The study comes to the following conclusions:
(1) problematic as Bakhtin’s concept of ’polyphony’ is when examined in relation to the ’Third-World’ novel, Bakhtin’s conceptualization of the carnivalesque, his mapping of the origin of the (polyphonic) novel in folk, carnivalesque culture, as well as his conceptualization
of heteroglossia – or the internal stratification of language – remain relevant, illuminating concepts for the analysis of the ’Third-World’

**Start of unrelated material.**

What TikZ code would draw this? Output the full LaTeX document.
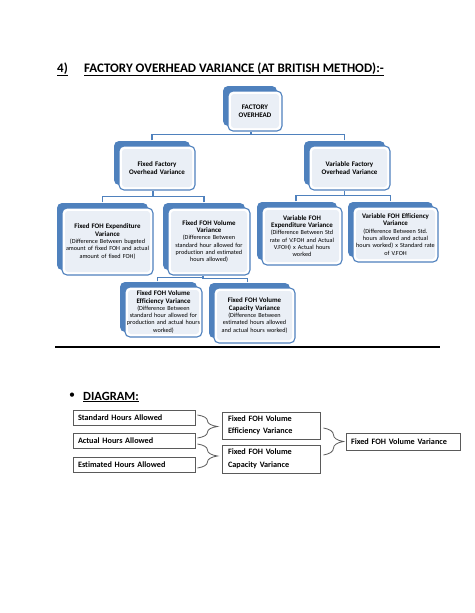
\documentclass[tikz,border=0pt]{standalone}
\usepackage{fontspec}
\setmainfont{Carlito}[Ligatures=NoCommon]
\usetikzlibrary{shadows,decorations.pathreplacing}
\definecolor{myblue}{RGB}{79,129,189}
\definecolor{innerfill}{RGB}{234,239,246}
\definecolor{boxgray}{RGB}{90,90,90}
\tikzset{
  hbox/.style={rounded corners=5pt, draw=myblue, line width=1.1pt, fill=white,
    align=center, inner sep=2pt,
    general shadow={fill=myblue, shadow xshift=-5pt, shadow yshift=5pt},
    path picture={\fill[innerfill, rounded corners=3pt]
      ([shift={(3pt,3pt)}]path picture bounding box.south west) rectangle
      ([shift={(-3pt,-3pt)}]path picture bounding box.north east);}},
  lvltwo/.style={hbox, font=\fontsize{7}{8}\selectfont\bfseries},
  lvlthree/.style={hbox, font=\fontsize{6.2}{7.3}\selectfont},
  conn/.style={draw=myblue, line width=1.2pt},
  dbox/.style={draw=boxgray, line width=0.9pt, fill=white, align=left, inner sep=0pt,
    font=\fontsize{8.2}{12.5}\selectfont\bfseries},
  brc/.style={draw=boxgray, line width=0.8pt, decorate, decoration={brace, amplitude=#1}},
}
\newcommand\ttlx[1]{{\fontsize{6.9}{7.3}\selectfont\bfseries #1}}
\begin{document}
\begin{tikzpicture}[x=1pt,y=-1pt]
\useasboundingbox[fill=white] (0,0) rectangle (474,613);
% title
\node[anchor=base west, inner sep=0pt, font=\fontsize{13}{15}\selectfont\bfseries] (t4) at (57,72) {\underline{4)}};
\node[anchor=base west, inner sep=0pt, font=\fontsize{13}{15}\selectfont\bfseries] (title) at (84,72) {\underline{FACTORY OVERHEAD VARIANCE (AT BRITISH METHOD):-}};
% hierarchy
\node[lvltwo, minimum width=54pt, minimum height=40pt, text width=48pt] (fo) at (255,111) {FACTORY\\OVERHEAD};
\node[lvltwo, minimum width=76pt, minimum height=44pt, text width=70pt] (fixed) at (157,168) {Fixed Factory\\Overhead Variance};
\node[lvltwo, minimum width=81pt, minimum height=44pt, text width=75pt] (var) at (349.5,168) {Variable Factory\\Overhead Variance};
\node[lvlthree, minimum width=91pt, minimum height=67pt, text width=87pt] (fexp) at (107.5,241.5) {\ttlx{Fixed FOH Expenditure}\\\ttlx{Variance}\\(Difference Between bugeted\\amount of fixed FOH and actual\\amount of fixed FOH)};
\node[lvlthree, minimum width=82pt, minimum height=67pt, text width=78pt] (fvol) at (209,241.5) {\ttlx{Fixed FOH Volume}\\\ttlx{Variance}\\(Difference Between\\standard hour allowed for\\production and estimated\\hours allowed)};
\node[lvlthree, minimum width=80pt, minimum height=58pt, text width=76pt] (vexp) at (302,236) {\ttlx{Variable FOH}\\\ttlx{Expenditure Variance}\\(Difference Between Std\\rate of V.FOH and Actual\\V.FOH) x Actual hours\\worked};
\node[lvlthree, minimum width=85pt, minimum height=55pt, text width=81pt] (veff) at (395.5,234.5) {\ttlx{Variable FOH Efficiency}\\\ttlx{Variance}\\(Difference Between Std.\\hours allowed and actual\\hours worked) x Standard rate\\of V.FOH};
\node[lvlthree, inner sep=0.5pt, minimum width=77pt, minimum height=50pt, text width=76pt] (feff) at (163.5,312) {\ttlx{Fixed FOH Volume}\\\ttlx{Efficiency Variance}\\(Difference Between\\standard hour allowed for\\production and actual hours\\worked)};
\node[lvlthree, minimum width=81pt, minimum height=55pt, text width=77pt] (fcap) at (254.5,315.5) {\ttlx{Fixed FOH Volume}\\\ttlx{Capacity Variance}\\(Difference Between\\estimated hours allowed\\and actual hours worked)};
% connectors
\draw[conn] ([xshift=-5pt,yshift=5pt]fixed.north) -- ++(0,-6) -| ([xshift=-4pt]fo.south);
\draw[conn] ([xshift=-5pt,yshift=5pt]var.north) -- ++(0,-6) -| ([xshift=-4pt]fo.south);
\draw[conn] ([xshift=-5pt,yshift=5pt]fexp.north) -- ++(0,-6) -| ([xshift=-4pt]fixed.south);
\draw[conn] ([xshift=-5pt,yshift=5pt]fvol.north) -- ++(0,-6) -| ([xshift=-4pt]fixed.south);
\draw[conn] ([xshift=-6pt,yshift=5pt]vexp.north) -- ++(0,-6) -| ([xshift=-5pt]var.south);
\draw[conn] ([xshift=-5pt,yshift=5pt]veff.north) -- ++(0,-6) -| ([xshift=-5pt]var.south);
\draw[conn] ([xshift=-6pt,yshift=5pt]feff.north) -- ++(0,-4) -| ([xshift=-6pt]fvol.south);
\draw[conn] ([xshift=-7pt,yshift=5pt]fcap.north) -- ++(0,-4) -| ([xshift=-6pt]fvol.south);
% separator
\coordinate (sepL) at (55,347);
\coordinate (sepR) at (440,347);
\draw[line width=1.5pt] (sepL) -- (sepR);
% bullet heading
\node[inner sep=0pt, font=\fontsize{12}{14}\selectfont] (bul) at (72,396) {\textbullet};
\node[anchor=base west, inner sep=0pt, font=\fontsize{12.5}{15}\selectfont\bfseries] (diag) at (83,400) {\underline{DIAGRAM:}};
% bottom diagram
\node[dbox, minimum width=122pt, minimum height=15pt, text width=112pt] (std) at (134,417.5) {Standard Hours Allowed};
\node[dbox, minimum width=122pt, minimum height=15pt, text width=112pt] (act) at (134,440.5) {Actual Hours Allowed};
\node[dbox, minimum width=122pt, minimum height=15pt, text width=112pt] (est) at (134,464.5) {Estimated Hours Allowed};
\node[dbox, minimum width=98pt, minimum height=27pt, text width=86pt] (beff) at (271,425.5) {Fixed FOH Volume\\Efficiency Variance};
\node[dbox, minimum width=98pt, minimum height=28pt, text width=86pt] (bcap) at (271,459) {Fixed FOH Volume\\Capacity Variance};
\node[dbox, minimum width=114pt, minimum height=17pt, text width=104pt] (bvar) at (403,441.5) {Fixed FOH Volume Variance};
% braces
\draw[brc=20pt] ([shift={(2,-2.5)}]std.east) -- ([shift={(2,-2.5)}]act.east);
\draw[brc=20pt] ([shift={(2,3.5)}]act.east) -- ([shift={(2,3.5)}]est.east);
\draw[brc=20pt] ([shift={(3,2.5)}]beff.east) -- ([shift={(3,-4)}]bcap.east);
\end{tikzpicture}
\end{document}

novel. These concepts ’translate’ well to a ’postcolonial’ context. In other words, the ’postcolonial’ novel is more ’hospitable’ to some of
Bakhtin’s concepts than others.
(2) A re-reading of Bakhtin in the light of the four ’Third-World’ novels under examination suggests two modified paradigms of multivoicedness:
(a) a bi-vocal paradigm in which the internally stratified voice of the colonized/oppressed and their embattled culture in all its totality is juxtaposed to the monologic voice of the colonizer/the oppressor, (b) a paradigm of multi-voicedness in which this bi-vocal paradigm is disrupted by the hybrid voice of those who are situated in a position of inbetweeness, those who do not fully belong to either colonizer (oppressor)/colonized (oppressed), those whose
consciousness is a site of two contending world-views that remain unresolved. While the internally stratified voice of the oppressed in both diagrams is foregrounded within the economy of the ’Third-
World’ novel, the unitary voice of power is discursively marginalized, and reduced to an object of representation to be parodied, mocked and subverted.
(3) The ’Third-World’ writer invokes his/her multilayered cultural matrix. This ’formal’ aspect of the ’Third-World’ ’novel’ is ideologically laden.
(4) Although the ’Third-World’ novel is a site of contending narratives of history, History, as text, enters Taher’s, Habibi’s, Morrison’s and
Achebe’s narratives to consolidate a repressed, marginalized narrative. As such, these novels, though foregrounding how history is mediated through (and even constructed in) narrative, do not do away with/ negate the ’Historical’ as such.